What Is a PBC List in an Audit?
Understand the critical PBC list: its required contents, the roles of clients and auditors, and how timely submission dictates audit efficiency.
Understand the critical PBC list: its required contents, the roles of clients and auditors, and how timely submission dictates audit efficiency.
The Prepared By Client (PBC) list represents a comprehensive schedule of documents and information that an external audit team requires from the client organization. This inventory serves as the primary communication mechanism defining the necessary evidence for the audit engagement.
Effective management of the PBC list significantly streamlines the fieldwork, allowing auditors to execute testing procedures with greater efficiency. Failure to deliver the required items accurately or on time is the most common cause of delays in the audit process. The list ultimately transforms the abstract audit scope into a tangible, actionable checklist for the client’s accounting and finance departments.
The content of a PBC list is highly specific to the engagement scope, but requests typically fall into three broad categories: core financial records, legal and administrative documentation, and detailed account schedules. Core financial records are foundational and generally include the final general ledger and the comparative trial balance for the period under review. Auditors rely on these documents to reconcile internal balances and begin substantive testing procedures.
Specific financial requests often include month-end bank reconciliations for all operating and payroll accounts. They also include detailed supporting schedules for manual journal entries exceeding a defined materiality threshold. The team also requires a listing of all related-party transactions, which must be clearly identified and documented.
Legal and administrative documentation provides the necessary context for the financial statements. This includes items such as the corporate organizational chart and minutes from all Board of Directors and Audit Committee meetings.
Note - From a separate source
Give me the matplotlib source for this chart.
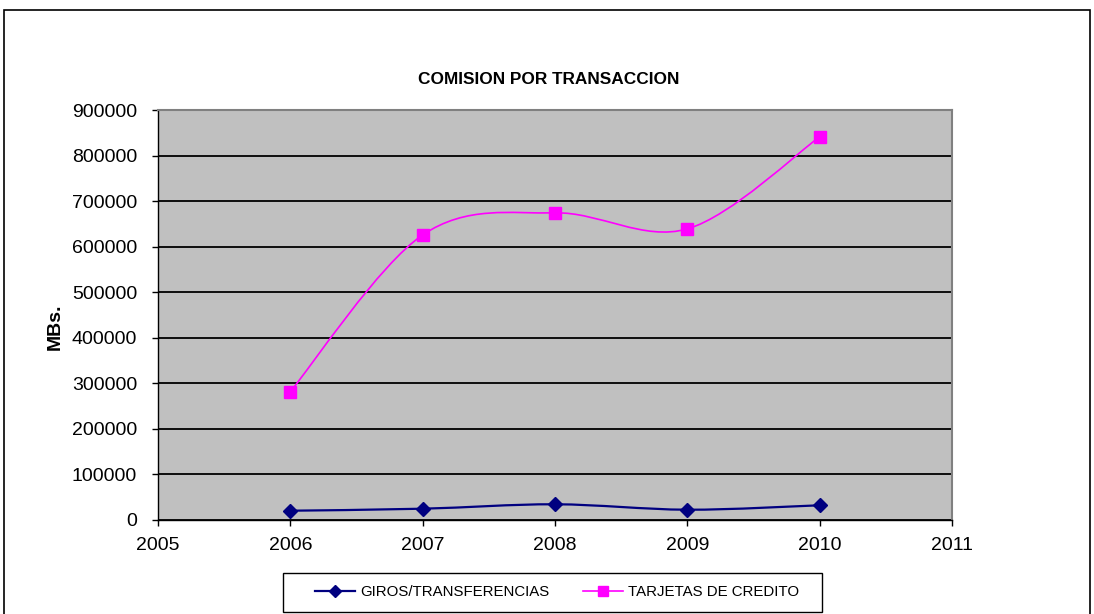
import matplotlib
matplotlib.use("Agg")
import matplotlib.pyplot as plt
from matplotlib.path import Path
from matplotlib.patches import PathPatch, Rectangle
from matplotlib.lines import Line2D
import numpy as np

plt.rcParams['font.family'] = ['Liberation Sans', 'DejaVu Sans']

years = [2006, 2007, 2008, 2009, 2010]
giros = [20400, 24800, 34500, 22600, 32300]
tarjetas = [282000, 625800, 674200, 639000, 841000]
series_names = ["GIROS/TRANSFERENCIAS", "TARJETAS DE CREDITO"]
title = "COMISION POR TRANSACCION"
ylabel = "MBs."

W, H = 1094, 614
fig = plt.figure(figsize=(W / 100, H / 100), dpi=100)

# outer chart frame
fig.patches.append(Rectangle((4 / W, -0.05), (1090 - 4) / W, 1 - 10 / H + 0.05,
                             transform=fig.transFigure, fill=False,
                             edgecolor='black', linewidth=1.2, zorder=0))

left, right, top, bottom = 158, 952, 110, 520
ax = fig.add_axes([left / W, 1 - bottom / H, (right - left) / W, (bottom - top) / H])
ax.set_facecolor('#C0C0C0')
ax.set_xlim(2005, 2011)
ax.set_ylim(0, 900000)
ax.set_xticks(range(2005, 2012))
ax.set_yticks(range(0, 900001, 100000))
ax.yaxis.grid(True, color='black', linewidth=1.3)
ax.set_axisbelow(True)
for s in ['top', 'right']:
    ax.spines[s].set_color('#808080')
    ax.spines[s].set_linewidth(1.5)
for s in ['left', 'bottom']:
    ax.spines[s].set_color('black')
    ax.spines[s].set_linewidth(1.0)
ax.tick_params(direction='out', length=4, width=1, labelsize=14, colors='black')
ax.tick_params(axis='y', pad=11)
ax.tick_params(axis='x', pad=8)

fig.text(55 / W, 1 - 327 / H, ylabel, rotation=90, ha='center', va='center',
         fontsize=14, fontweight='bold')
fig.text(549 / W, 1 - 79 / H, title, ha='center', va='center',
         fontsize=12.4, fontweight='bold')


def smooth_path(xs, ys):
    pts = np.column_stack([xs, ys]).astype(float)
    n = len(pts)
    verts = [pts[0]]
    codes = [Path.MOVETO]
    for i in range(n - 1):
        p0 = pts[i - 1] if i > 0 else pts[i]
        p1 = pts[i]
        p2 = pts[i + 1]
        p3 = pts[i + 2] if i + 2 < n else pts[i + 1]
        c1 = p1 + (p2 - p0) / 6.0
        c2 = p2 - (p3 - p1) / 6.0
        verts += [c1, c2, p2]
        codes += [Path.CURVE4] * 3
    return Path(verts, codes)


ax.add_patch(PathPatch(smooth_path(years, giros), fill=False, edgecolor='#000080',
                       linewidth=1.6, zorder=3))
ax.plot(years, giros, linestyle='none', marker='D', markersize=7,
        color='#000080', zorder=4)
ax.add_patch(PathPatch(smooth_path(years, tarjetas), fill=False, edgecolor='#FF00FF',
                       linewidth=1.2, zorder=3))
ax.plot(years, tarjetas, linestyle='none', marker='s', markersize=8.5,
        color='#FF00FF', zorder=4)

# legend frame
fig.patches.append(Rectangle((283 / W, 1 - 612 / H), (822 - 283) / W, (612 - 573) / H,
                             transform=fig.transFigure, fill=True, facecolor='white',
                             edgecolor='black', linewidth=1.0, zorder=1))
handles = [Line2D([], [], color='#000080', marker='D', markersize=6, linewidth=1.6),
           Line2D([], [], color='#FF00FF', marker='s', markersize=6.5, linewidth=1.2)]
leg = fig.legend(handles, series_names, loc='center',
                 bbox_to_anchor=(557 / W, 1 - 592.5 / H), ncol=2, fontsize=10.8,
                 frameon=False, handlelength=2.67, columnspacing=2.25,
                 handletextpad=0.33, borderpad=0.0, borderaxespad=0.0)
leg.set_zorder(2)

fig.savefig("out.png", dpi=100)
Auditors must review these minutes to identify any significant transactions, pending litigation, or approved changes in accounting policy that impact the financial records. A complete file of executed debt agreements, including any loan covenants, also falls into this administrative category.
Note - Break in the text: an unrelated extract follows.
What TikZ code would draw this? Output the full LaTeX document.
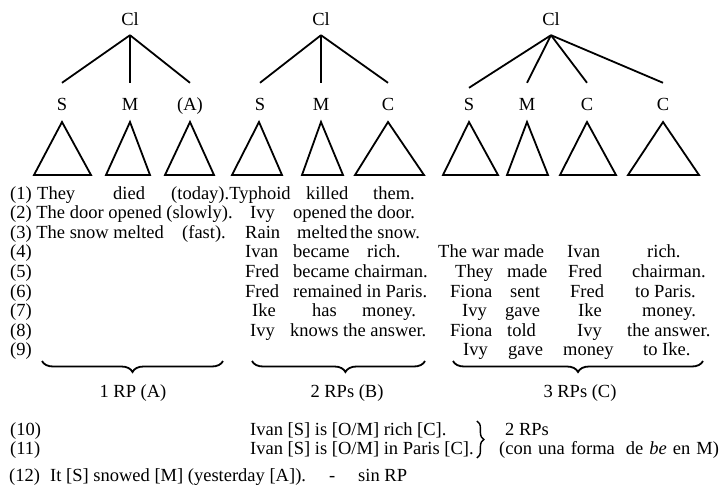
\documentclass[tikz,border=0pt]{standalone}
\usepackage{fontspec}
\setmainfont{Liberation Serif}
\usetikzlibrary{decorations.pathreplacing}
\newcommand{\tf}{\fontsize{18.5}{22}\selectfont}
\begin{document}
\begin{tikzpicture}[x=1pt,y=-1pt,
  txt/.style={anchor=base west, inner sep=0pt, font=\tf},
  ctxt/.style={anchor=base, inner sep=0pt, font=\tf},
  clnode/.style={anchor=base, font=\tf, inner xsep=0pt, inner ysep=9pt, text depth=0pt},
  lab/.style={anchor=base, font=\tf, inner xsep=0pt, inner ysep=16pt, text height=12pt, text depth=0pt},
  edge/.style={line width=1.8pt},
  tri/.style={line width=1.8pt, line join=miter},
  brc/.style={line width=1.8pt, decorate, decoration={brace, mirror, amplitude=11pt}},
  sbrc/.style={line width=1.4pt, decorate, decoration={brace, amplitude=7pt}}
]
\useasboundingbox (0,0) rectangle (722,497);

% ---- tree 1
\node[clnode] (cl1) at (130,26) {Cl};
\node[lab] (s1) at (62,111) {S};
\node[lab] (m1) at (130,111) {M};
\node[lab] (a1) at (190,111) {(A)};
\draw[edge] (cl1.south) -- (s1.north);
\draw[edge] (cl1.south) -- (m1.north);
\draw[edge] (cl1.south) -- (a1.north);
% ---- tree 2
\node[clnode] (cl2) at (321,26) {Cl};
\node[lab] (s2) at (260,111) {S};
\node[lab] (m2) at (321,111) {M};
\node[lab] (c2) at (388,111) {C};
\draw[edge] (cl2.south) -- (s2.north);
\draw[edge] (cl2.south) -- (m2.north);
\draw[edge] (cl2.south) -- (c2.north);
% ---- tree 3
\node[clnode] (cl3) at (551,26) {Cl};
\node[lab] (s3) at (469,111) {S};
\node[lab] (m3) at (527,111) {M};
\node[lab] (c3) at (587,111) {C};
\node[lab] (c4) at (663,111) {C};
\draw[edge] (cl3.south) -- ([yshift=-5pt]s3.north);
\draw[edge] (cl3.south) -- (m3.north);
\draw[edge] (cl3.south) -- (c3.north);
\draw[edge] (cl3.south) -- (c4.north);

% ---- triangles
\foreach \ax/\l/\r in {62/34/91, 130/106/150, 190/165/214, 259/232/282, 321/302/343, 388/355/424,
                       469/443/498, 527/507/548, 587/560/616, 663/628/699}
  \draw[tri] (\ax,122) -- (\r,175) -- (\l,175) -- cycle;

% ---- rows 1-9
\node[txt] (n1) at (10,199) {(1)};
\node[txt] (w1a) at (37,199) {They};
\node[txt] (w1b) at (113,199) {died};
\node[txt] (w1c) at (171,199) {(today).Typhoid};
\node[txt] (w1e) at (306,199) {killed};
\node[txt] (w1f) at (373,199) {them.};

\node[txt] (n2) at (10,218.6) {(2) The door opened (slowly).};
\node[txt] (w2a) at (250,218.6) {Ivy};
\node[txt] (w2b) at (293,218.6) {opened};
\node[txt] (w2c) at (350,218.6) {the door.};

\node[txt] (n3) at (10,238.2) {(3) The snow melted};
\node[txt] (w3x) at (182,238.2) {(fast).};
\node[txt] (w3a) at (245,238.2) {Rain};
\node[txt] (w3b) at (297,238.2) {melted};
\node[txt] (w3c) at (350,238.2) {the snow.};

\node[txt] (n4) at (10,257.8) {(4)};
\node[txt] (w4a) at (245,257.8) {Ivan};
\node[txt] (w4b) at (293,257.8) {became};
\node[txt] (w4c) at (367,257.8) {rich.};
\node[txt] (v4a) at (438,257.8) {The war made};
\node[txt] (v4b) at (567,257.8) {Ivan};
\node[txt] (v4c) at (647,257.8) {rich.};

\node[txt] (n5) at (10,277.4) {(5)};
\node[txt] (w5a) at (245,277.4) {Fred};
\node[txt] (w5b) at (293,277.4) {became chairman.};
\node[txt] (v5a) at (455,277.4) {They};
\node[txt] (v5b) at (507,277.4) {made};
\node[txt] (v5c) at (568,277.4) {Fred};
\node[txt] (v5d) at (632,277.4) {chairman.};

\node[txt] (n6) at (10,297) {(6)};
\node[txt] (w6a) at (245,297) {Fred};
\node[txt] (w6b) at (293,297) {remained in Paris.};
\node[txt] (v6a) at (450,297) {Fiona};
\node[txt] (v6b) at (510,297) {sent};
\node[txt] (v6c) at (570,297) {Fred};
\node[txt] (v6d) at (635,297) {to Paris.};

\node[txt] (n7) at (10,316.6) {(7)};
\node[txt] (w7a) at (252,316.6) {Ike};
\node[txt] (w7b) at (312,316.6) {has};
\node[txt] (w7c) at (362,316.6) {money.};
\node[txt] (v7a) at (462,316.6) {Ivy};
\node[txt] (v7b) at (505,316.6) {gave};
\node[txt] (v7c) at (578,316.6) {Ike};
\node[txt] (v7d) at (642,316.6) {money.};

\node[txt] (n8) at (10,336.2) {(8)};
\node[txt] (w8a) at (250,336.2) {Ivy};
\node[txt] (w8b) at (290,336.2) {knows the answer.};
\node[txt] (v8a) at (450,336.2) {Fiona};
\node[txt] (v8b) at (507,336.2) {told};
\node[txt] (v8c) at (577,336.2) {Ivy};
\node[txt] (v8d) at (627,336.2) {the answer.};

\node[txt] (n9) at (10,355.8) {(9)};
\node[txt] (v9a) at (463,355.8) {Ivy};
\node[txt] (v9b) at (508,355.8) {gave};
\node[txt] (v9c) at (563,355.8) {money};
\node[txt] (v9d) at (643,355.8) {to Ike.};

% ---- braces and labels
\coordinate (b1l) at (42,361);  \coordinate (b1r) at (223,361);
\coordinate (b2l) at (252,361); \coordinate (b2r) at (425,361);
\coordinate (b3l) at (453,361); \coordinate (b3r) at (703,361);
\draw[brc] (b1l) -- (b1r);
\draw[brc, decoration={aspect=0.54}] (b2l) -- (b2r);
\draw[brc] (b3l) -- (b3r);
\node[ctxt] (g1) at (133,397) {1 RP (A)};
\node[ctxt] (g2) at (347,397) {2 RPs (B)};
\node[ctxt] (g3) at (580,397) {3 RPs (C)};

% ---- (10), (11)
\node[txt] (n10) at (10,435) {(10)};
\node[txt] (n11) at (10,454) {(11)};
\node[txt] (e10) at (250,435) {Ivan [S] is [O/M] rich [C].};
\node[txt] (e11) at (250,454) {Ivan [S] is [O/M] in Paris [C].};
\coordinate (sbt) at ([xshift=3pt]e11.east |- 0,421);
\coordinate (sbb) at ([xshift=3pt]e11.east |- 0,458);
\draw[sbrc] (sbt) -- (sbb);
\node[txt] (rp2) at (505,435) {2 RPs};
\node[txt] (con) at (499,454) {(con\hspace{6pt}una\hspace{6pt}forma\hspace{11pt}de\hspace{6pt}\textit{be}\hspace{6pt}en\hspace{6pt}M)};

% ---- (12)
\node[txt] (n12) at (9,481) {(12)};
\node[txt] (e12) at (50,481) {It [S] snowed [M] (yesterday [A]).};
\node[txt] (dash) at (329,481) {-};
\node[txt] (sin) at (358,481) {sin RP};
\end{tikzpicture}
\end{document}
Detailed account schedules allow auditors to drill down into specific balances to confirm existence and valuation. For accounts receivable, this means submitting a detailed aging report, often broken out by customer and showing all activity for the period. The audit team also requests a fixed asset roll-forward schedule that shows additions, disposals, and depreciation expense calculation. Inventory reporting requires a final, detailed count sheet and the corresponding valuation methodology used under US Generally Accepted Accounting Principles (GAAP).
The successful execution of the PBC process depends on clear delineation of duties between the client and the external audit firm. The client organization holds the responsibility for preparing and submitting the requested documentation. They usually designate a single primary contact, such as the Controller or VP of Finance, to manage the submission queue.
This primary contact ensures that all submitted items are complete, accurate, and organized according to the auditor’s numbering system. The client must also implement an internal review process to confirm that all sensitive or confidential information is appropriately secured before transfer. Maintaining an organized submission system, typically via a secure online portal, is paramount to prevent loss or duplication of items.
The external audit firm initiates the process by creating and delivering the initial PBC list. They ensure that every request is clearly scoped and tied back to a specific audit objective. The auditor is responsible for tracking the status of each item on the list, marking documents as “Requested,” “Received,” or “In Review” to maintain transparency.
Auditors perform an initial review of received documents for sufficiency, ensuring the provided evidence meets the criteria for testing. If an initial submission is deemed incomplete or insufficient, the auditor must immediately communicate the deficiency and issue a targeted follow-up request. This targeted follow-up ensures that the scope of the original request is met without unnecessary back-and-forth communication.
The PBC list is a dynamic tool integral to the entire audit cycle, beginning well before the start of fieldwork. The initial version of the list is typically delivered to the client immediately following the engagement letter signing. This allows the client several weeks to gather the necessary documentation.
This pre-fieldwork delivery focuses on high-volume or complex items, such as the general ledger and fixed asset schedules, which require significant client preparation time. Staggered submission deadlines are often established to manage the flow of information. The most critical items are due at least two weeks before the planned fieldwork start date.
Timely receipt of these initial items allows the audit team to perform preliminary analytical procedures and prepare detailed sampling plans. Delays in this initial phase directly impact the auditor’s ability to schedule staff and allocate resources efficiently.
During fieldwork, the PBC list management shifts to tracking ongoing requests that arise from the initial testing procedures. As auditors examine controls and specific transactions, they issue incremental requests for supporting evidence. A failure by the client to promptly deliver these ongoing items can result in a scope limitation.
Extended delays in the submission of material PBC items lead directly to extended fieldwork, resulting in increased professional fees for the client. If critical evidence remains outstanding as the report deadline approaches, the auditor may be forced to issue a qualified opinion. The efficiency of the audit is therefore directly proportional to the client’s adherence to the submission timeline established by the PBC schedule.